__PROBLEM__. Take the listing from its first line through the line that contains "import * as" and please retype those lines exactly, leaving out the pictures.

────

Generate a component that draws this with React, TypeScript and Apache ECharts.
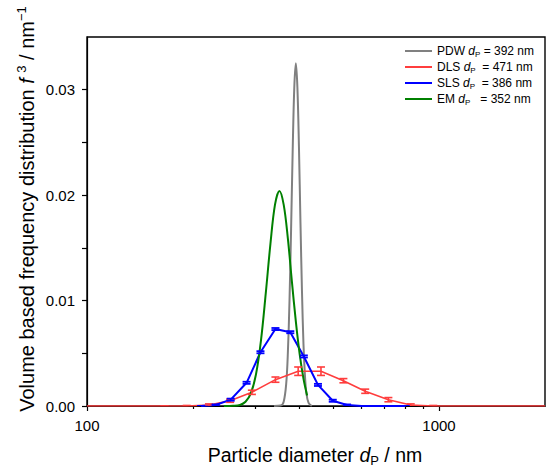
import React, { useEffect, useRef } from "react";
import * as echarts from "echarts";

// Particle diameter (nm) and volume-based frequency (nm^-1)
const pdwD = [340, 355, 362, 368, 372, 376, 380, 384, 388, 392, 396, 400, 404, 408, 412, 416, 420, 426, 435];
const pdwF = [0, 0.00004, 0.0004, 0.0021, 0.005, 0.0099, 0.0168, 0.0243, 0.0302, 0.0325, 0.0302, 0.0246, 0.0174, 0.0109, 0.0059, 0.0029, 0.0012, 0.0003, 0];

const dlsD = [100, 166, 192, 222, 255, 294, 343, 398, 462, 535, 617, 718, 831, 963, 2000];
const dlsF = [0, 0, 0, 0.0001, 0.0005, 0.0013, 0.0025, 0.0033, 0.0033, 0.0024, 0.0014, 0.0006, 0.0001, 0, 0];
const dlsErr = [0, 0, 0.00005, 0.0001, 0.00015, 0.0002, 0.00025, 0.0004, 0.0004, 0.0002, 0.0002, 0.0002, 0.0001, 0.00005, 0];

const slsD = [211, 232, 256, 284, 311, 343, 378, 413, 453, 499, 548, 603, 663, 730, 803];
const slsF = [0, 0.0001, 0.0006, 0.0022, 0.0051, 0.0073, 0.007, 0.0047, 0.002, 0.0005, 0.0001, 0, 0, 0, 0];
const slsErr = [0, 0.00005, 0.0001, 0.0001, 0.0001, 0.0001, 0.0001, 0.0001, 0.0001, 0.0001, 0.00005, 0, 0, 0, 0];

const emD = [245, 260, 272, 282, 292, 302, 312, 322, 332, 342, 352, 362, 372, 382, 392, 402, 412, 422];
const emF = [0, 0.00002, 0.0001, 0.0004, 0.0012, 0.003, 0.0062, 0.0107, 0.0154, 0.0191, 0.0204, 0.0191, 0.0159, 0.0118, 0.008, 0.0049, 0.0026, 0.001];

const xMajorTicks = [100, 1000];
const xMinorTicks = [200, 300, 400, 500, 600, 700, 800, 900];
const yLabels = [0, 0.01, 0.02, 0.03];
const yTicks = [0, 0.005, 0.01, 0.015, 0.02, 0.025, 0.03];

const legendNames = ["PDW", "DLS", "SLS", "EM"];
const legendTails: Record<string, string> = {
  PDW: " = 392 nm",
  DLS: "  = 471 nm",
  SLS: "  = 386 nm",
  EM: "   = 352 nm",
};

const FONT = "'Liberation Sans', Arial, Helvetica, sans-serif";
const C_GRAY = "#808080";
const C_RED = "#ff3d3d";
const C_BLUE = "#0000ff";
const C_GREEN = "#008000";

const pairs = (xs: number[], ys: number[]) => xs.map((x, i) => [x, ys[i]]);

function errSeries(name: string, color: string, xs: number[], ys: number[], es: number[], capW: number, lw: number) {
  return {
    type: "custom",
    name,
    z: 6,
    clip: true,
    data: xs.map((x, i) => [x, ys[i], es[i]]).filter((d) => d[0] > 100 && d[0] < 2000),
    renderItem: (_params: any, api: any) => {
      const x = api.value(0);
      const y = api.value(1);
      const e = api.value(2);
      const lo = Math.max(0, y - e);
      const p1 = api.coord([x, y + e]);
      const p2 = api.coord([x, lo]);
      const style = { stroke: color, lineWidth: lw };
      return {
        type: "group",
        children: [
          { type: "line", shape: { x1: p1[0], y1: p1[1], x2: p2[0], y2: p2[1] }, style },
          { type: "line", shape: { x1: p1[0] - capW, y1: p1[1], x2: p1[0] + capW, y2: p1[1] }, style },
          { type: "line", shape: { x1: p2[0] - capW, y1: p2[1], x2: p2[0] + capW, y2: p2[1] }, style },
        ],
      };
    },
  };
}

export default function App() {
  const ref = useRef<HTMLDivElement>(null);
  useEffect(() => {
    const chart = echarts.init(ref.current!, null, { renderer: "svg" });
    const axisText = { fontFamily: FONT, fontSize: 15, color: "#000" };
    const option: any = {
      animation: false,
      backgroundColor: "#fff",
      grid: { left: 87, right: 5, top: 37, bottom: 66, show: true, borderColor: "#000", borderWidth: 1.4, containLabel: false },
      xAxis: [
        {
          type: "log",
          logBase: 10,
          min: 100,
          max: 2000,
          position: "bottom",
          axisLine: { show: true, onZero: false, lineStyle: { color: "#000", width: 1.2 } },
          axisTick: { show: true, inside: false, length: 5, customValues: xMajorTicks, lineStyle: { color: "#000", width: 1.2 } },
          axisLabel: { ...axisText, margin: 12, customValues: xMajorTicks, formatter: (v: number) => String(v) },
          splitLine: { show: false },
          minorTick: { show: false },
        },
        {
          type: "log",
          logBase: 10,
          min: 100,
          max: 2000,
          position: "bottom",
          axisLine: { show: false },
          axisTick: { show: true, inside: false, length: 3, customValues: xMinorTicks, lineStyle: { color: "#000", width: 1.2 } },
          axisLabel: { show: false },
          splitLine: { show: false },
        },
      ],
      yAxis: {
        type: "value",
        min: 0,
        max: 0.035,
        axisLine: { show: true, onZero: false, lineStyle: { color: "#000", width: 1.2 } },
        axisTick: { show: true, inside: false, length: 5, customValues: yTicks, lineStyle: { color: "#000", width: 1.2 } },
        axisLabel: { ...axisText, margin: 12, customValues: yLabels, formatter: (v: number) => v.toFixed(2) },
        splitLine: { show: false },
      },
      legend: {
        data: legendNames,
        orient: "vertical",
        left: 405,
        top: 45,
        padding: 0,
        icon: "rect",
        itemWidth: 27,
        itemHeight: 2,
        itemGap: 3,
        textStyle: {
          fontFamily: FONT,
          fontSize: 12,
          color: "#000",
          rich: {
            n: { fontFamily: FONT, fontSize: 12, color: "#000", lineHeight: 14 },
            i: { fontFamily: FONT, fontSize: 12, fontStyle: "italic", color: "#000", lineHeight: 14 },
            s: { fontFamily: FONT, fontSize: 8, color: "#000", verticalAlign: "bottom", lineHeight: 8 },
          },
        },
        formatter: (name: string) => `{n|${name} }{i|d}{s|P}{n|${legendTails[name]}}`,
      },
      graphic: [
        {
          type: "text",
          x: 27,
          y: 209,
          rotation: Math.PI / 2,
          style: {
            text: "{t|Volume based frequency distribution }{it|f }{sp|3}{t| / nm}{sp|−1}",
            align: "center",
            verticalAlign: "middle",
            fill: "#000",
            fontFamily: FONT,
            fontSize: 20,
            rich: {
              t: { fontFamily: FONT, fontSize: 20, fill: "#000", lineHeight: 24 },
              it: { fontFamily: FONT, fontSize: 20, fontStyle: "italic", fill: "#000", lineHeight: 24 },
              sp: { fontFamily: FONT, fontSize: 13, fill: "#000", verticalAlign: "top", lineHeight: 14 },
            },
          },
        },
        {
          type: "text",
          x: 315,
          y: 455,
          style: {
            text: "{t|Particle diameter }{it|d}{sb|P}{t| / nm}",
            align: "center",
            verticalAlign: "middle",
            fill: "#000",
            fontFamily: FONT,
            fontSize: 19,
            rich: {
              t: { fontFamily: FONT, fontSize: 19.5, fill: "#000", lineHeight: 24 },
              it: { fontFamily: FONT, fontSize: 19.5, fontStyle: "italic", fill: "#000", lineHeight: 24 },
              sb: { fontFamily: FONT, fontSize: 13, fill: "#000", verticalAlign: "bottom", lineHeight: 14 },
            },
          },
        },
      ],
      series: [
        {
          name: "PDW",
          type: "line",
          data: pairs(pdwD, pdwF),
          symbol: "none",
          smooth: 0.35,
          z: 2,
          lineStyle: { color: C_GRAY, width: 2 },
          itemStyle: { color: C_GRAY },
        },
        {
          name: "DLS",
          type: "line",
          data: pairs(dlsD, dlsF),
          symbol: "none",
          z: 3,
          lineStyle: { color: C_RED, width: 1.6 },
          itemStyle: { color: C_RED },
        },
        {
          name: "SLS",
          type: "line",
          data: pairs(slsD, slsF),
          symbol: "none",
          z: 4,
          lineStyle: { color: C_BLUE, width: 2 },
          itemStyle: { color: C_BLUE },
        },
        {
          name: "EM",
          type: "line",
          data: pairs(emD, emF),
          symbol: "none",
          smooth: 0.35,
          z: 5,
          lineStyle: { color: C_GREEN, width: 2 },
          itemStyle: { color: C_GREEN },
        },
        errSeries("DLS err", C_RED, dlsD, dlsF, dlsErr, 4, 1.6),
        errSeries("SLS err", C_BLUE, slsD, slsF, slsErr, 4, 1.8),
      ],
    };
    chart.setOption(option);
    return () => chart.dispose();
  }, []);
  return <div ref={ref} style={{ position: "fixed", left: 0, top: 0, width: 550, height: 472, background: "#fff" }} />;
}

────

__EXERCISE SOLUTION__.
Generate a component that draws this with React, TypeScript and Apache ECharts.
import React, { useEffect, useRef } from "react";
import * as echarts from "echarts";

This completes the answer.